Established Wall Street firms like Standard Chartered, Nomura, and Charles Schwab are actively involved in developing or sponsoring new crypto exchange and custody systems, according to a Financial Times report.
Traditional firms bank on their reputation, finance industry expertise, and regulatory approval to attract crypto business.
These firms believe that despite market volatility and past crypto scandals, fund managers will still be interested in trading cryptocurrencies.
The recent failures in the Terra ecosystem and FTX bankruptcy have shed light on the risks associated with investing in largely unregulated exchanges.
Legacy companies are betting that asset managers prefer conducting business with reputable institutions rather than crypto-specific exchanges like Binance.
A recent study by EY-Parthenon revealed that half of the asset managers surveyed would consider moving if a traditional-backed company offered similar services to crypto-native groups.

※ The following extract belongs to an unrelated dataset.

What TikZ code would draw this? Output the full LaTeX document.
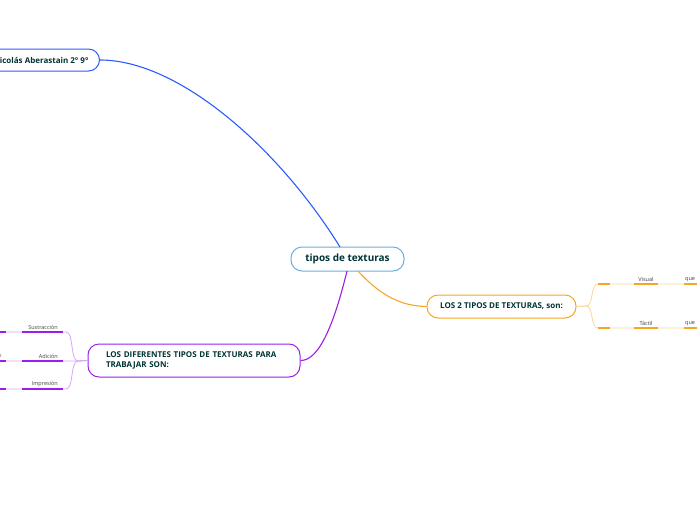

“The large, prestigious, traditional institutional investors definitely prefer dealing with counterparties who they know have been in operation for years and have been regulated in the traditional sense.”
Additionally, the majority of respondents believed that traditional financial institutions would serve as custodians for their assets.
To compete, traditional finance companies are striving to create more transparent platforms, particularly by separating asset custody from exchanges to avoid conflicts of interest.
BNY Mellon and Fidelity already operate separate crypto custody divisions, while Nasdaq is awaiting regulatory approval for its service.
Moreover, the entry of established businesses into the cryptocurrency market is expected to bring more transparency and convergence in pricing, as stated by Jez Mohideen, CEO of Laser Digital, a Nomura-owned trading and venture capital firm.